→ Task brief:
Retype the data that follows line by line, exactly, and leave its pictures out.

━━━━━━━━

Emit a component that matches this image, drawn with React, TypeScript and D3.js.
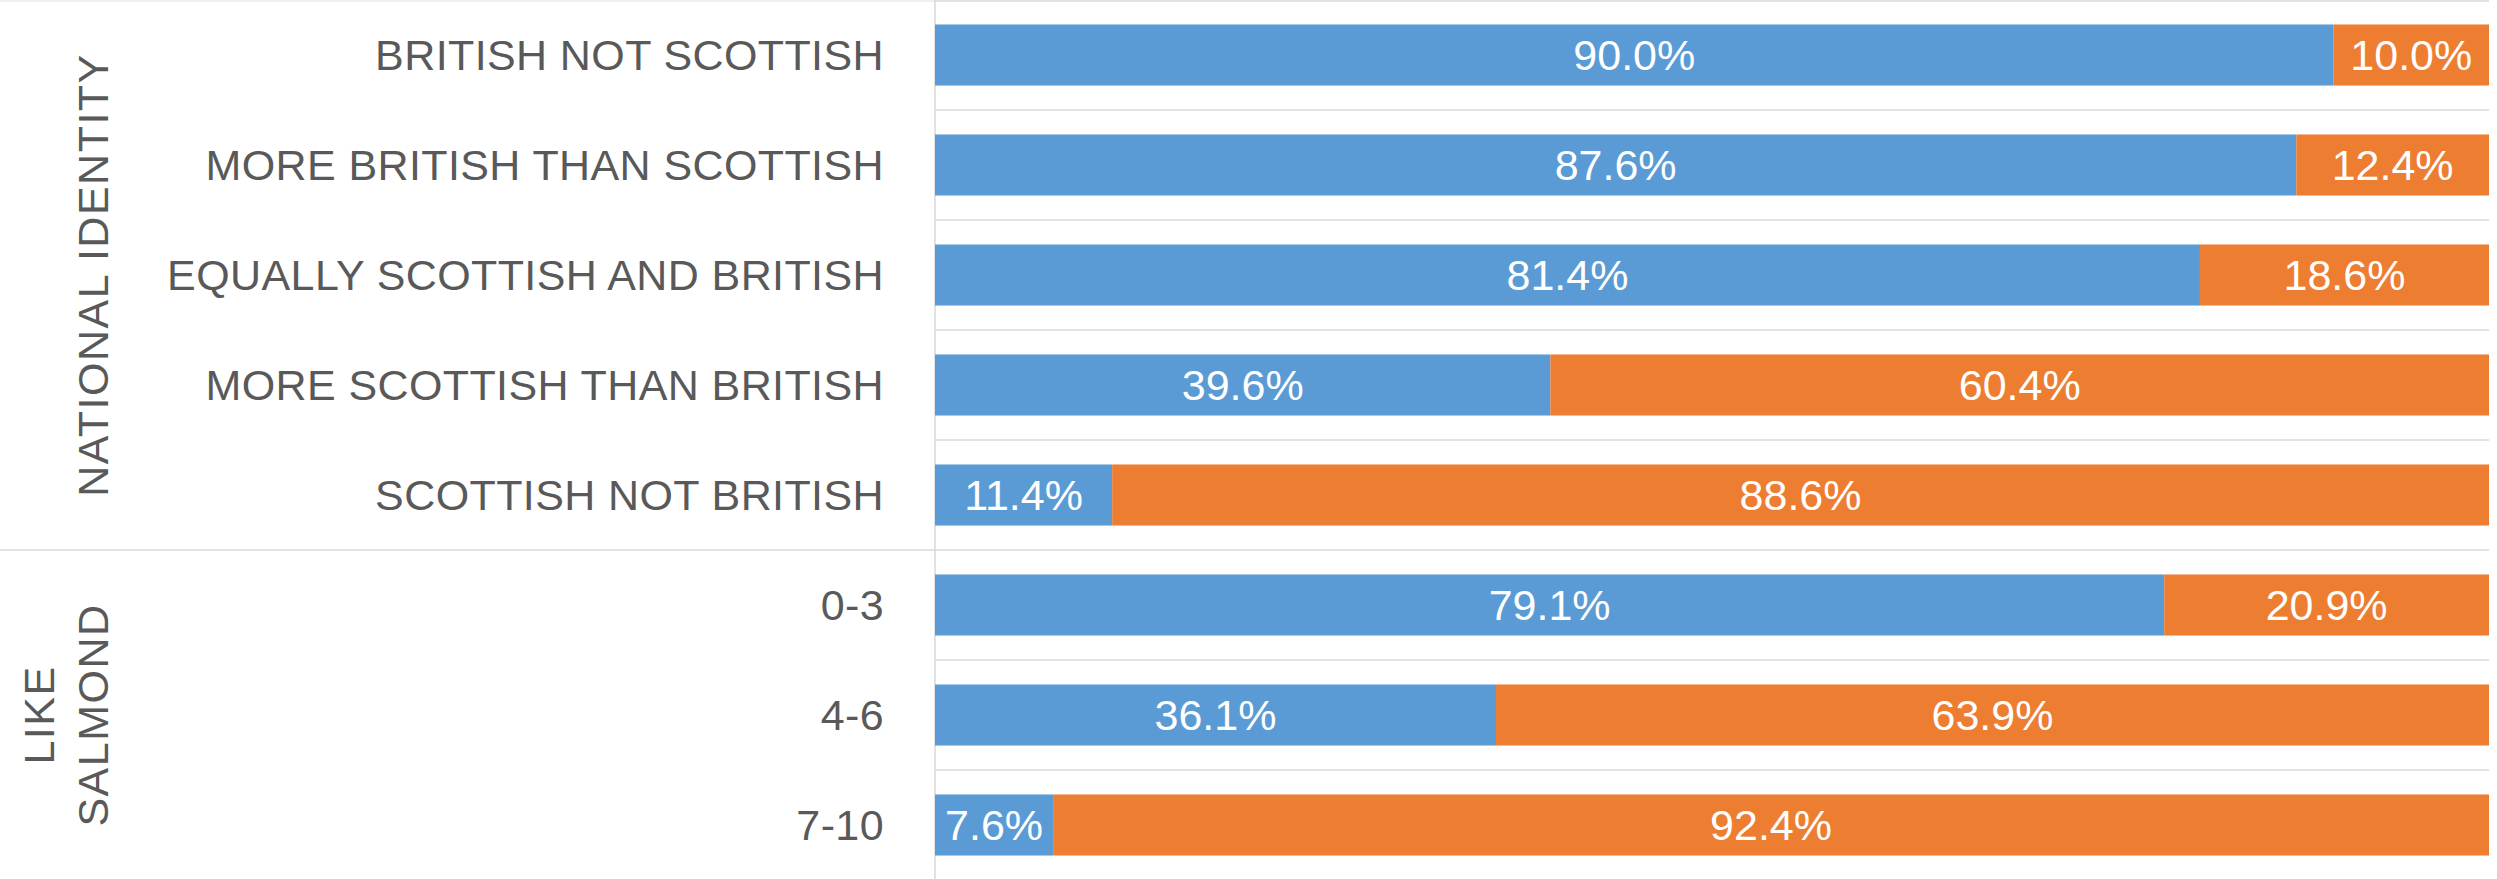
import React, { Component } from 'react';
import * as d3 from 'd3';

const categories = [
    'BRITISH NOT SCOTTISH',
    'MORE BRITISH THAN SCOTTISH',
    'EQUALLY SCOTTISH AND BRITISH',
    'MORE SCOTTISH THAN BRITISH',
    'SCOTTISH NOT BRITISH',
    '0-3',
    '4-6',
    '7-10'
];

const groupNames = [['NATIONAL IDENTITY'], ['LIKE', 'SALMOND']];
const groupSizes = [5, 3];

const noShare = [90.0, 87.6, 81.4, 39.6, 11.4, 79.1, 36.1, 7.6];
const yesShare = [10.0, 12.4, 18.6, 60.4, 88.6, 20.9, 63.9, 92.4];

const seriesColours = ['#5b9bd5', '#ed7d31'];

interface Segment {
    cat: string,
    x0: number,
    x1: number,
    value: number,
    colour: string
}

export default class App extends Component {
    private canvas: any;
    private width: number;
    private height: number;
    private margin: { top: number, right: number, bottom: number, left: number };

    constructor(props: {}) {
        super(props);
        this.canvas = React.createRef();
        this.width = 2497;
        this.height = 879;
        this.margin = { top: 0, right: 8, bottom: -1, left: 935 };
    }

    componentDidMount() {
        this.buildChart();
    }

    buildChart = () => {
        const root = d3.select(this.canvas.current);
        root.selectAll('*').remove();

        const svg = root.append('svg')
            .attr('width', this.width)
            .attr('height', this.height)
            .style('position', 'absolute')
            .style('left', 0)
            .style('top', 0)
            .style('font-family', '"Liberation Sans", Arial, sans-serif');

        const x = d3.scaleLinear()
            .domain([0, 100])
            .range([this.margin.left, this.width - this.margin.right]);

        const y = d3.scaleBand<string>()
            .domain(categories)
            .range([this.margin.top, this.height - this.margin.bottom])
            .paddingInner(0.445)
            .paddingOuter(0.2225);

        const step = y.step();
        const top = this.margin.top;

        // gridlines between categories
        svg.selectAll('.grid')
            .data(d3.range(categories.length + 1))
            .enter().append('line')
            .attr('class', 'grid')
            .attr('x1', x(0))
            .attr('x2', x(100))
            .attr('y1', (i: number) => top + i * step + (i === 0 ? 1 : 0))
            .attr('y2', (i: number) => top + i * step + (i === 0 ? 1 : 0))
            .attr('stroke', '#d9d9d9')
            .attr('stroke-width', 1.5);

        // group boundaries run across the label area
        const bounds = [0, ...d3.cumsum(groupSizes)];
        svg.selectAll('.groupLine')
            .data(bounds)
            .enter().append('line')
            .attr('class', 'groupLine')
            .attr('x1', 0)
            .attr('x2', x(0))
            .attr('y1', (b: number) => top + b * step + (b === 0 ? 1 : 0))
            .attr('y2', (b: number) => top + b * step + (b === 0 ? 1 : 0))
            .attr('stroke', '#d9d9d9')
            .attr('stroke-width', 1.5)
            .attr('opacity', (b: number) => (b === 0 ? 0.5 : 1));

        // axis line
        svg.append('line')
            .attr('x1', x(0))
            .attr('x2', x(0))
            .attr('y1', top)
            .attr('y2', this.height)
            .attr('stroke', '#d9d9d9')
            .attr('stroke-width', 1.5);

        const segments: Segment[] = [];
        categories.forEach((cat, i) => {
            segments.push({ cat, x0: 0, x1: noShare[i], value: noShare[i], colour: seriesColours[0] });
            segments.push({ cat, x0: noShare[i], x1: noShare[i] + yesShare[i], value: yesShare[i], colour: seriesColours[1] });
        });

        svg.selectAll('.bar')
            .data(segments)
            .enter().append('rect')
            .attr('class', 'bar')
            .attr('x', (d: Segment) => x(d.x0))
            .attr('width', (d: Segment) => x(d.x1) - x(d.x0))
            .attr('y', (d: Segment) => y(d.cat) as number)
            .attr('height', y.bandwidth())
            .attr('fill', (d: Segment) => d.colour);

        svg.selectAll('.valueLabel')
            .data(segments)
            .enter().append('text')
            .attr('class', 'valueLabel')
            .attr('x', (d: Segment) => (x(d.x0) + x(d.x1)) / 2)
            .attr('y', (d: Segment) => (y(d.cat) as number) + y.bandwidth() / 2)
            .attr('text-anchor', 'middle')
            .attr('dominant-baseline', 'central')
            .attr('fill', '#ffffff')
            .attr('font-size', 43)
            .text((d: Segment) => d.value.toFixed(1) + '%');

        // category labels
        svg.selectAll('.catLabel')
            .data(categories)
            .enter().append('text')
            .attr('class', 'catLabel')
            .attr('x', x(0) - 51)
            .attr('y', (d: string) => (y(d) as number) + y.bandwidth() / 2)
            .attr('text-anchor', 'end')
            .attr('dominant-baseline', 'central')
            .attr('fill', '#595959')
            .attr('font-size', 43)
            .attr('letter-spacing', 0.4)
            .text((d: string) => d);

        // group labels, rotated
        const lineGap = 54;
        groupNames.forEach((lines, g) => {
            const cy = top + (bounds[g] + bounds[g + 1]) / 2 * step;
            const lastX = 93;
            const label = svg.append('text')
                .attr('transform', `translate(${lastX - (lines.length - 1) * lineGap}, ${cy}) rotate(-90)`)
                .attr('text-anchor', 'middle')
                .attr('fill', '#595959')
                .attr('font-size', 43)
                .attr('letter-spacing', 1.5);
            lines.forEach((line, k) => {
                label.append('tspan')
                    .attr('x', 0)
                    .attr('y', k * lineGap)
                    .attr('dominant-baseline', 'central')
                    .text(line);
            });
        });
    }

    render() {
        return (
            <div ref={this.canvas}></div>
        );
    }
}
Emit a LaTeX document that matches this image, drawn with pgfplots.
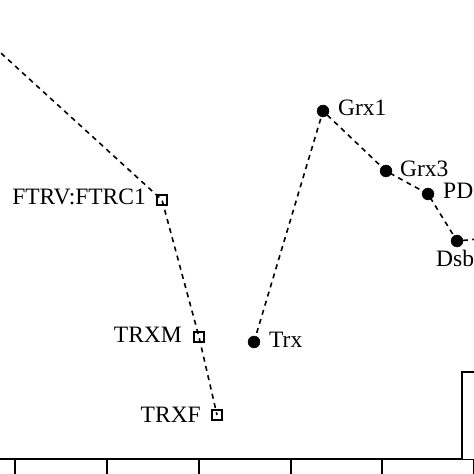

━━━━━━━━

→ Result of the task:
Emit a component that matches this image, drawn with React, TypeScript and D3.js.
import React, { Component } from 'react';
import * as d3 from 'd3';

const categories = [
    'BRITISH NOT SCOTTISH',
    'MORE BRITISH THAN SCOTTISH',
    'EQUALLY SCOTTISH AND BRITISH',
    'MORE SCOTTISH THAN BRITISH',
    'SCOTTISH NOT BRITISH',
    '0-3',
    '4-6',
    '7-10'
];

const groupNames = [['NATIONAL IDENTITY'], ['LIKE', 'SALMOND']];
const groupSizes = [5, 3];

const noShare = [90.0, 87.6, 81.4, 39.6, 11.4, 79.1, 36.1, 7.6];
const yesShare = [10.0, 12.4, 18.6, 60.4, 88.6, 20.9, 63.9, 92.4];

const seriesColours = ['#5b9bd5', '#ed7d31'];

interface Segment {
    cat: string,
    x0: number,
    x1: number,
    value: number,
    colour: string
}

export default class App extends Component {
    private canvas: any;
    private width: number;
    private height: number;
    private margin: { top: number, right: number, bottom: number, left: number };

    constructor(props: {}) {
        super(props);
        this.canvas = React.createRef();
        this.width = 2497;
        this.height = 879;
        this.margin = { top: 0, right: 8, bottom: -1, left: 935 };
    }

    componentDidMount() {
        this.buildChart();
    }

    buildChart = () => {
        const root = d3.select(this.canvas.current);
        root.selectAll('*').remove();

        const svg = root.append('svg')
            .attr('width', this.width)
            .attr('height', this.height)
            .style('position', 'absolute')
            .style('left', 0)
            .style('top', 0)
            .style('font-family', '"Liberation Sans", Arial, sans-serif');

        const x = d3.scaleLinear()
            .domain([0, 100])
            .range([this.margin.left, this.width - this.margin.right]);

        const y = d3.scaleBand<string>()
            .domain(categories)
            .range([this.margin.top, this.height - this.margin.bottom])
            .paddingInner(0.445)
            .paddingOuter(0.2225);

        const step = y.step();
        const top = this.margin.top;

        // gridlines between categories
        svg.selectAll('.grid')
            .data(d3.range(categories.length + 1))
            .enter().append('line')
            .attr('class', 'grid')
            .attr('x1', x(0))
            .attr('x2', x(100))
            .attr('y1', (i: number) => top + i * step + (i === 0 ? 1 : 0))
            .attr('y2', (i: number) => top + i * step + (i === 0 ? 1 : 0))
            .attr('stroke', '#d9d9d9')
            .attr('stroke-width', 1.5);

        // group boundaries run across the label area
        const bounds = [0, ...d3.cumsum(groupSizes)];
        svg.selectAll('.groupLine')
            .data(bounds)
            .enter().append('line')
            .attr('class', 'groupLine')
            .attr('x1', 0)
            .attr('x2', x(0))
            .attr('y1', (b: number) => top + b * step + (b === 0 ? 1 : 0))
            .attr('y2', (b: number) => top + b * step + (b === 0 ? 1 : 0))
            .attr('stroke', '#d9d9d9')
            .attr('stroke-width', 1.5)
            .attr('opacity', (b: number) => (b === 0 ? 0.5 : 1));

        // axis line
        svg.append('line')
            .attr('x1', x(0))
            .attr('x2', x(0))
            .attr('y1', top)
            .attr('y2', this.height)
            .attr('stroke', '#d9d9d9')
            .attr('stroke-width', 1.5);

        const segments: Segment[] = [];
        categories.forEach((cat, i) => {
            segments.push({ cat, x0: 0, x1: noShare[i], value: noShare[i], colour: seriesColours[0] });
            segments.push({ cat, x0: noShare[i], x1: noShare[i] + yesShare[i], value: yesShare[i], colour: seriesColours[1] });
        });

        svg.selectAll('.bar')
            .data(segments)
            .enter().append('rect')
            .attr('class', 'bar')
            .attr('x', (d: Segment) => x(d.x0))
            .attr('width', (d: Segment) => x(d.x1) - x(d.x0))
            .attr('y', (d: Segment) => y(d.cat) as number)
            .attr('height', y.bandwidth())
            .attr('fill', (d: Segment) => d.colour);

        svg.selectAll('.valueLabel')
            .data(segments)
            .enter().append('text')
            .attr('class', 'valueLabel')
            .attr('x', (d: Segment) => (x(d.x0) + x(d.x1)) / 2)
            .attr('y', (d: Segment) => (y(d.cat) as number) + y.bandwidth() / 2)
            .attr('text-anchor', 'middle')
            .attr('dominant-baseline', 'central')
            .attr('fill', '#ffffff')
            .attr('font-size', 43)
            .text((d: Segment) => d.value.toFixed(1) + '%');

        // category labels
        svg.selectAll('.catLabel')
            .data(categories)
            .enter().append('text')
            .attr('class', 'catLabel')
            .attr('x', x(0) - 51)
            .attr('y', (d: string) => (y(d) as number) + y.bandwidth() / 2)
            .attr('text-anchor', 'end')
            .attr('dominant-baseline', 'central')
            .attr('fill', '#595959')
            .attr('font-size', 43)
            .attr('letter-spacing', 0.4)
            .text((d: string) => d);

        // group labels, rotated
        const lineGap = 54;
        groupNames.forEach((lines, g) => {
            const cy = top + (bounds[g] + bounds[g + 1]) / 2 * step;
            const lastX = 93;
            const label = svg.append('text')
                .attr('transform', `translate(${lastX - (lines.length - 1) * lineGap}, ${cy}) rotate(-90)`)
                .attr('text-anchor', 'middle')
                .attr('fill', '#595959')
                .attr('font-size', 43)
                .attr('letter-spacing', 1.5);
            lines.forEach((line, k) => {
                label.append('tspan')
                    .attr('x', 0)
                    .attr('y', k * lineGap)
                    .attr('dominant-baseline', 'central')
                    .text(line);
            });
        });
    }

    render() {
        return (
            <div ref={this.canvas}></div>
        );
    }
}
Emit a LaTeX document that matches this image, drawn with pgfplots.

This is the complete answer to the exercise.